Implementation:InternLM Lmdeploy SamplingToppKernels
| Knowledge Sources | |
|---|---|
| Domains | GPU_Kernels, Sampling |
| Last Updated | 2026-02-07 15:00 GMT |
Overview
CUDA kernels for top-P (nucleus) and min-P sampling, including sort initialization, softmax, cumulative-sum-based filtering, and combined top-P/min-P filtering.
Description
This header provides the top-P sampling pipeline components. invokeTopPSortInitialize() prepares CUB sort buffers by initializing offset arrays for segmented sorting. invokeSoftmax() applies softmax to logits with masking via kept counts.
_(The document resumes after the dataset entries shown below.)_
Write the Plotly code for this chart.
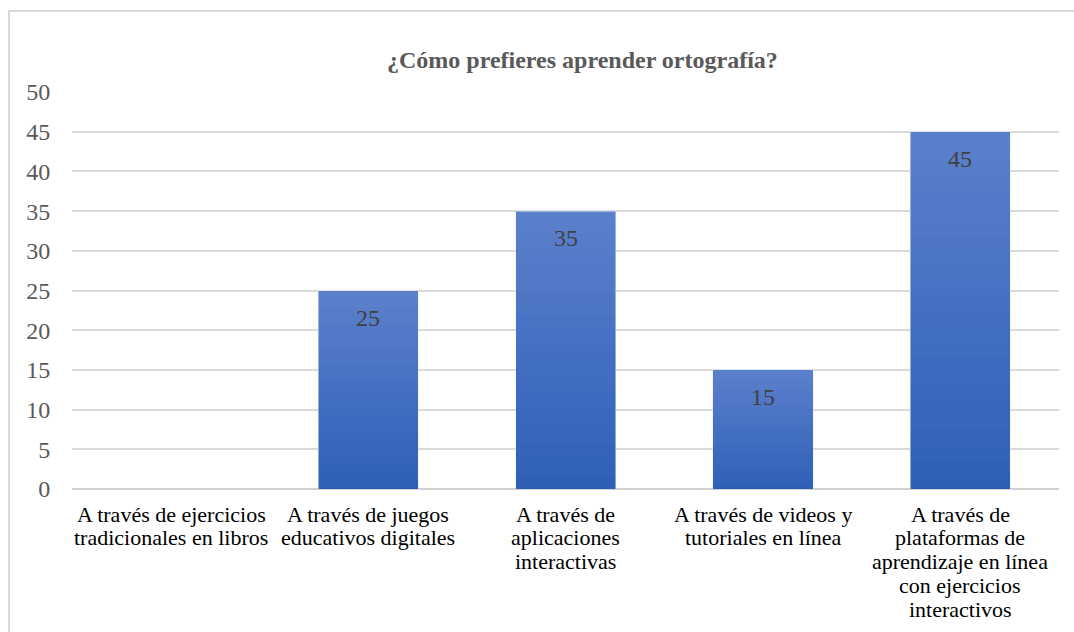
import plotly.graph_objects as go

categories = [
    "A través de ejercicios<br>tradicionales en libros",
    "A través de juegos<br>educativos digitales",
    "A través de<br>aplicaciones<br>interactivas",
    "A través de videos y<br>tutoriales en línea",
    "A través de<br>plataformas de<br>aprendizaje en línea<br>con ejercicios<br>interactivos",
]
values = [0, 25, 35, 15, 45]
y_ticks = [0, 5, 10, 15, 20, 25, 30, 35, 40, 45, 50]
title_text = "¿Cómo prefieres aprender ortografía?"

serif = "Liberation Serif"

# plot area in pixels
L, R, T, B = 72, 15, 92, 143
W, H = 1074, 632
plot_h = H - T - B
plot_w = W - L - R

# vertical gradient of each bar: dark blue at the base, lighter at the top
bottom_rgb = (47, 96, 184)
top_rgb = (91, 128, 203)
n_bands = 24

fig = go.Figure()
for k in range(n_bands):
    t = k / (n_bands - 1)
    rgb = tuple(round(b + (c - b) * t) for b, c in zip(bottom_rgb, top_rgb))
    fig.add_trace(go.Bar(
        x=categories,
        y=[v / n_bands for v in values],
        marker=dict(color="rgb(%d,%d,%d)" % rgb, line=dict(width=0)),
        width=0.508,
        hoverinfo="skip",
    ))

# full-height transparent bar carrying the hover values
fig.add_trace(go.Bar(
    x=categories,
    y=values,
    base=0,
    marker=dict(color="rgba(0,0,0,0)"),
    width=0.508,
    hoverinfo="y",
))

annotations = []

# value labels near the top of each bar
for cat, v in zip(categories, values):
    if v:
        annotations.append(dict(
            text=str(v), x=cat, y=v, xref="x", yref="y",
            xanchor="center", yanchor="middle", yshift=-27,
            showarrow=False,
            font=dict(family=serif, size=24, color="#404040"),
        ))

# category labels, one line each for tighter line spacing
line_gap = 23.8
for cat in categories:
    for i, line in enumerate(cat.split("<br>")):
        annotations.append(dict(
            text=line, x=cat, y=0, xref="x", yref="paper",
            xanchor="center", yanchor="middle",
            yshift=-(25 + i * line_gap),
            showarrow=False,
            font=dict(family=serif, size=22, color="#000000"),
        ))

# chart title
annotations.append(dict(
    text="<b>" + title_text + "</b>",
    xref="paper", yref="paper",
    x=(582 - L) / plot_w, y=1.0 + (T - 60) / plot_h,
    xanchor="center", yanchor="middle",
    showarrow=False,
    font=dict(family=serif, size=24, color="#595959"),
))

fig.update_layout(
    width=W,
    height=H,
    margin=dict(l=L, r=R, t=T, b=B),
    paper_bgcolor="white",
    plot_bgcolor="white",
    showlegend=False,
    barmode="stack",
    xaxis=dict(
        showticklabels=False,
        showgrid=False,
        showline=False,
        ticks="",
    ),
    yaxis=dict(
        range=[0, 50],
        tickvals=y_ticks,
        tickfont=dict(family=serif, size=24, color="#595959"),
        showgrid=True,
        gridcolor="#D9D9D9",
        gridwidth=1.5,
        zeroline=True,
        zerolinecolor="#D0D0D0",
        zerolinewidth=2,
        ticks="outside",
        ticklen=16,
        tickcolor="rgba(0,0,0,0)",
    ),
    annotations=annotations,
    shapes=[dict(
        type="rect",
        xref="paper", yref="paper",
        x0=(9 - L) / plot_w, x1=1.2,
        y0=-0.6, y1=1.0 + (T - 11) / plot_h,
        line=dict(color="#D9D9D9", width=2),
        fillcolor="rgba(0,0,0,0)",
        layer="below",
    )],
)

fig.write_html("out.html")
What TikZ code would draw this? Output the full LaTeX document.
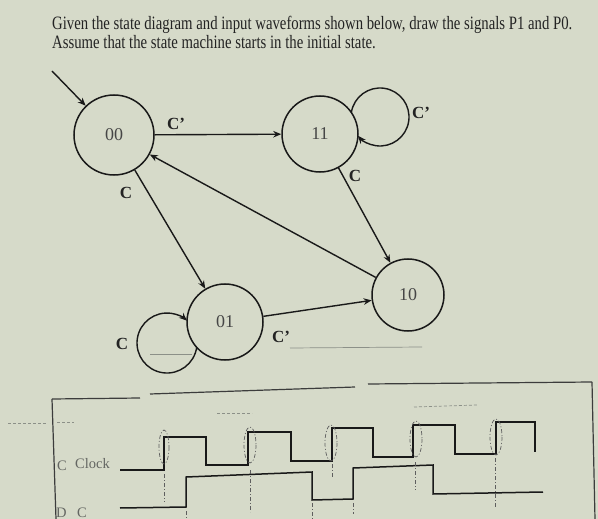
\documentclass[tikz,border=0pt]{standalone}
\usepackage{fontspec}
\setmainfont{Liberation Serif}
\usetikzlibrary{arrows.meta}
\definecolor{bg}{RGB}{214,218,201}
\definecolor{ink}{RGB}{25,25,25}
\definecolor{txt}{RGB}{35,35,35}
\definecolor{dig}{RGB}{70,70,70}
\definecolor{lbl}{RGB}{100,102,98}
\definecolor{faint}{RGB}{140,144,136}
\begin{document}
\begin{tikzpicture}[x=1pt,y=-1pt,
  state/.style={circle,draw=ink,line width=1.5pt,inner sep=0pt,
    font=\fontsize{18}{18}\selectfont,text=dig},
  trans/.style={draw=ink,line width=1.4pt,-{Stealth[length=8pt,width=6.5pt]}},
  elabel/.style={inner sep=0pt,font=\fontsize{17}{17}\selectfont\bfseries,text=txt},
  title/.style={anchor=base west,inner sep=0pt,text=txt,font=\fontsize{14.75}{14.75}\selectfont},
  wave/.style={draw=ink,line width=1.5pt},
  boxline/.style={draw=ink!85,line width=1.2pt},
  faintline/.style={draw=faint,line width=0.7pt},
  faintdash/.style={draw=faint,line width=0.7pt,dash pattern=on 3pt off 2pt},
  edgemark/.style={draw=ink!70,line width=0.7pt,dash pattern=on 4pt off 2pt on 1pt off 2pt},
  wlabel/.style={anchor=base west,inner sep=0pt,text=lbl,font=\fontsize{14.5}{14.5}\selectfont}]
\fill[bg] (0,0) rectangle (598,519);
\useasboundingbox (0,0) rectangle (598,519);

% title
\node[title] (t1) at (52,30) {\scalebox{1}[1.28]{Given the state diagram and input waveforms shown below, draw the signals P1 and P0.}};
\node[title] (t2) at (52,49) {\scalebox{1}[1.28]{Assume that the state machine starts in the initial state.}};

% states
\node[state,minimum size=80pt] (s00) at (114,135) {00};
\node[state,minimum size=76pt] (s11) at (320,134) {11};
\node[state,minimum size=76pt] (s01) at (225,322) {01};
\node[state,minimum size=72pt] (s10) at (408,295) {10};

% transitions
\coordinate (init) at (52,71);
\draw[trans] (init) -- (s00);
\draw[trans] (s00) -- (s11);
\draw[trans] (s11) -- (s10);
\draw[trans] (s10) -- (s00);
\draw[trans] (s00) -- (s01);
\draw[trans] (s01) -- (s10);
\draw[trans] (351.35,112.6) arc[start angle=188.7,end angle=499.6,radius=29];
\draw[trans] (196.7,347.3) arc[start angle=8.2,end angle=311.8,radius=30];

% edge labels
\node[elabel] (l1) at (176,124) {C'};
\node[elabel] (l2) at (126,193) {C};
\node[elabel] (l3) at (421,113) {C'};
\node[elabel] (l4) at (355,176) {C};
\node[elabel] (l5) at (122,344) {C};
\node[elabel] (l6) at (281,337) {C'};

% faint lines
\draw[faintline] (290,348) -- (422,347);
\draw[faintline] (150,354) -- (192,354);

% waveform box
\draw[boxline] (52,399) -- (140,398);
\draw[boxline] (150,394) -- (355,387);
\draw[boxline] (368,384) -- (592,382);
\draw[boxline] (52,399) -- (56,519);
\draw[boxline] (592,382) -- (595,519);

\draw[faintdash] (8,423) -- (46,423);
\draw[faintdash] (57,422) -- (74,422);
\draw[faintdash] (217,413) -- (252,413);
\draw[faintdash] (414,407) -- (477,405);

% labels
\node[wlabel] (lc) at (57,470) {C};
\node[wlabel] (lclk) at (75,468) {Clock};
\node[wlabel] (ld) at (56,517) {D};
\node[wlabel] (lcc) at (77,517) {C};

% clock
\draw[wave] (120,470) -- (164,470) -- (164,437) -- (206,437) -- (206,465) -- (248,465)
  -- (248,432) -- (291,432) -- (291,461) -- (332,461) -- (332,428) -- (373,428)
  -- (373,457) -- (413,457) -- (413,425) -- (455,425) -- (455,454) -- (496,454)
  -- (496,422) -- (535,422) -- (535,452);
% input C
\draw[wave] (120,508) -- (186,507) -- (186,477) -- (312,472) -- (312,500) -- (353,499)
  -- (353,468) -- (433,465) -- (433,494) -- (543,492);

% dashed ellipses on rising edges
\draw[edgemark] (164,447) ellipse[x radius=5,y radius=17];
\draw[edgemark] (250,445) ellipse[x radius=6,y radius=18];
\draw[edgemark] (331,443) ellipse[x radius=6,y radius=18];
\draw[edgemark] (416,439) ellipse[x radius=6,y radius=18];
\draw[edgemark] (496,437) ellipse[x radius=6,y radius=18];

% dash-dot guide marks
\draw[edgemark] (164,474) -- (164,502);
\draw[edgemark] (186,511) -- (186,519);
\draw[edgemark] (250,470) -- (250,512);
\draw[edgemark] (312,503) -- (312,519);
\draw[edgemark] (332,464) -- (332,478);
\draw[edgemark] (353,503) -- (353,514);
\draw[edgemark] (415,462) -- (415,490);
\draw[edgemark] (495,458) -- (495,508);
\end{tikzpicture}
\end{document}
TopPSortParams and invokeTopPSort() perform a descending sort of logits and apply top-P filtering by computing cumulative sums and marking the cutoff point where cumulative probability exceeds the threshold. TopPMinPFilterParams and invokeTopPMinPFilter() combine top-P and min-P filtering: top-P selects tokens whose cumulative probability is within the threshold, while min-P removes tokens whose individual probability falls below a fraction of the maximum probability. BlockPrefixCallbackOp is a CUB helper for computing running prefix sums within a block.
Usage
Use these kernels to implement nucleus (top-P) sampling, min-P sampling, or combined top-P/min-P strategies for controlling diversity in text generation.
Code Reference
Source Location
- Repository: InternLM_Lmdeploy
- File: src/turbomind/kernels/sampling_topp_kernels.h
Signature
void invokeTopPSortInitialize(
const int vocab_size_padded, const int vocab_size, const size_t batch_size,
const int* top_ks, int* topp_id_val_buf, int* begin_offset_buf,
int* end_offset_buf, cudaStream_t stream);
template<typename T>
void invokeSoftmax(T* logits, const int vocab_size_padded, const int vocab_size,
const int batch_size, const int* kept, cudaStream_t stream);
struct TopPSortParams {
void* logits; void* sorted_logits; int* sorted_indices;
int* kept; int* top_ks; float* top_ps;
int batch_size; int vocab_size; int vocab_size_padded;
};
template<typename T>
void invokeTopPSort(TopPSortParams& params, cudaStream_t stream);
struct TopPMinPFilterParams {
void* sorted_logits; int* sorted_indices; int* kept;
float* top_ps; float* min_ps;
int batch_size; int vocab_size; int vocab_size_padded;
};
template<typename T>
void invokeTopPMinPFilter(TopPMinPFilterParams& params, cudaStream_t stream);
Import
#include "src/turbomind/kernels/sampling_topp_kernels.h"
I/O Contract
Inputs
| Name | Type | Required | Description |
|---|---|---|---|
| logits | void* / T* | Yes | Logit buffer (modified in-place for softmax) |
| top_ps | float* | Yes | Per-sequence top-P probability thresholds |
| min_ps | float* | No | Per-sequence min-P probability thresholds |
| top_ks | int* | No | Per-sequence top-K values (for initialization) |
| vocab_size | int | Yes | Actual vocabulary size |
| vocab_size_padded | int | Yes | Padded vocabulary size |
| batch_size | int | Yes | Number of sequences |
Outputs
| Name | Type | Description |
|---|---|---|
| sorted_logits | void* | Sorted probability values in descending order |
| sorted_indices | int* | Token indices corresponding to sorted values |
| kept | int* | Number of tokens kept after filtering per sequence |
Usage Examples
using namespace turbomind;
// Top-P sort and filter
TopPSortParams sort_params{logits, sorted_logits, sorted_indices,
kept, top_ks, top_ps, batch_size, vocab_size, vocab_padded};
invokeTopPSort<half>(sort_params, stream);
// Combined top-P and min-P filter
TopPMinPFilterParams filter_params{sorted_logits, sorted_indices, kept,
top_ps, min_ps, batch_size, vocab_size, vocab_padded};
invokeTopPMinPFilter<half>(filter_params, stream);